===== MATERIAL PROVIDED
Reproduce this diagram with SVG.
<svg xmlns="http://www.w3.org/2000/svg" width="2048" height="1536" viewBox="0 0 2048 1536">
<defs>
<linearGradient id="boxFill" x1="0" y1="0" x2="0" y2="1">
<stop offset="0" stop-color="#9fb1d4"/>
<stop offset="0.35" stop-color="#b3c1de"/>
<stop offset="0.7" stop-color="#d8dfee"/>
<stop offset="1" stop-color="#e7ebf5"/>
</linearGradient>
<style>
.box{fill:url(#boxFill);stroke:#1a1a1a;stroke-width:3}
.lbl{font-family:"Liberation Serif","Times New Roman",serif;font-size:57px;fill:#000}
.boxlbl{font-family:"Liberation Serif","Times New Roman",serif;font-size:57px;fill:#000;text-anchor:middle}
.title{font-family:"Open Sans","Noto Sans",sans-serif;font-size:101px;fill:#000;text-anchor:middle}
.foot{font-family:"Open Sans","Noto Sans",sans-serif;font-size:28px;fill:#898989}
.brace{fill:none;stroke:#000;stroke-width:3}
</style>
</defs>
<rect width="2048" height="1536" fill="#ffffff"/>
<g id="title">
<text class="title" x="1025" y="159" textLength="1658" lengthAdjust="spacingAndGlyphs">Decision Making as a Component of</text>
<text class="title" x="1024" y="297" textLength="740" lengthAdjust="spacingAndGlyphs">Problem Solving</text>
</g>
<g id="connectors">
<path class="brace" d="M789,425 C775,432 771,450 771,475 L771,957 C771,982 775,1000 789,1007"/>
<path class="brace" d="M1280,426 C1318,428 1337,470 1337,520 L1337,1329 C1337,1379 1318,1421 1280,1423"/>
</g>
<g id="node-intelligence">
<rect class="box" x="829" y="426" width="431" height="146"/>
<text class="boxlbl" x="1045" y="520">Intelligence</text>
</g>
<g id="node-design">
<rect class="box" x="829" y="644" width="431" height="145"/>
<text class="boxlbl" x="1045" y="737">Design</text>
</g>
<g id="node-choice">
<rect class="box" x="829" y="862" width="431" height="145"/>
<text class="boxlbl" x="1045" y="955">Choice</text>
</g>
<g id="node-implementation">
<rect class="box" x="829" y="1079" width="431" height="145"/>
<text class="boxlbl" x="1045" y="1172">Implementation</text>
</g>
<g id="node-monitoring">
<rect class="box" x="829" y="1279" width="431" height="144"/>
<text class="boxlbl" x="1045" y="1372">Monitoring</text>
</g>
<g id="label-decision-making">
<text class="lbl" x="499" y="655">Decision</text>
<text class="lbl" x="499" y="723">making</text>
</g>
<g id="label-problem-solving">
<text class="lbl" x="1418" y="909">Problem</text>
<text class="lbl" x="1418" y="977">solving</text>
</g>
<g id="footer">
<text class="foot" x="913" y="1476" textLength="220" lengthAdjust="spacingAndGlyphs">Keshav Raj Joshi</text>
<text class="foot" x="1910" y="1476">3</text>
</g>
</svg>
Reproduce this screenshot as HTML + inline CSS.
==========
> [EXERCISE BRIEF] Repeat the data in its entirety, character for character.

> [TASK ANSWER]
Reproduce this diagram with SVG.
<svg xmlns="http://www.w3.org/2000/svg" width="2048" height="1536" viewBox="0 0 2048 1536">
<defs>
<linearGradient id="boxFill" x1="0" y1="0" x2="0" y2="1">
<stop offset="0" stop-color="#9fb1d4"/>
<stop offset="0.35" stop-color="#b3c1de"/>
<stop offset="0.7" stop-color="#d8dfee"/>
<stop offset="1" stop-color="#e7ebf5"/>
</linearGradient>
<style>
.box{fill:url(#boxFill);stroke:#1a1a1a;stroke-width:3}
.lbl{font-family:"Liberation Serif","Times New Roman",serif;font-size:57px;fill:#000}
.boxlbl{font-family:"Liberation Serif","Times New Roman",serif;font-size:57px;fill:#000;text-anchor:middle}
.title{font-family:"Open Sans","Noto Sans",sans-serif;font-size:101px;fill:#000;text-anchor:middle}
.foot{font-family:"Open Sans","Noto Sans",sans-serif;font-size:28px;fill:#898989}
.brace{fill:none;stroke:#000;stroke-width:3}
</style>
</defs>
<rect width="2048" height="1536" fill="#ffffff"/>
<g id="title">
<text class="title" x="1025" y="159" textLength="1658" lengthAdjust="spacingAndGlyphs">Decision Making as a Component of</text>
<text class="title" x="1024" y="297" textLength="740" lengthAdjust="spacingAndGlyphs">Problem Solving</text>
</g>
<g id="connectors">
<path class="brace" d="M789,425 C775,432 771,450 771,475 L771,957 C771,982 775,1000 789,1007"/>
<path class="brace" d="M1280,426 C1318,428 1337,470 1337,520 L1337,1329 C1337,1379 1318,1421 1280,1423"/>
</g>
<g id="node-intelligence">
<rect class="box" x="829" y="426" width="431" height="146"/>
<text class="boxlbl" x="1045" y="520">Intelligence</text>
</g>
<g id="node-design">
<rect class="box" x="829" y="644" width="431" height="145"/>
<text class="boxlbl" x="1045" y="737">Design</text>
</g>
<g id="node-choice">
<rect class="box" x="829" y="862" width="431" height="145"/>
<text class="boxlbl" x="1045" y="955">Choice</text>
</g>
<g id="node-implementation">
<rect class="box" x="829" y="1079" width="431" height="145"/>
<text class="boxlbl" x="1045" y="1172">Implementation</text>
</g>
<g id="node-monitoring">
<rect class="box" x="829" y="1279" width="431" height="144"/>
<text class="boxlbl" x="1045" y="1372">Monitoring</text>
</g>
<g id="label-decision-making">
<text class="lbl" x="499" y="655">Decision</text>
<text class="lbl" x="499" y="723">making</text>
</g>
<g id="label-problem-solving">
<text class="lbl" x="1418" y="909">Problem</text>
<text class="lbl" x="1418" y="977">solving</text>
</g>
<g id="footer">
<text class="foot" x="913" y="1476" textLength="220" lengthAdjust="spacingAndGlyphs">Keshav Raj Joshi</text>
<text class="foot" x="1910" y="1476">3</text>
</g>
</svg>
Reproduce this screenshot as HTML + inline CSS.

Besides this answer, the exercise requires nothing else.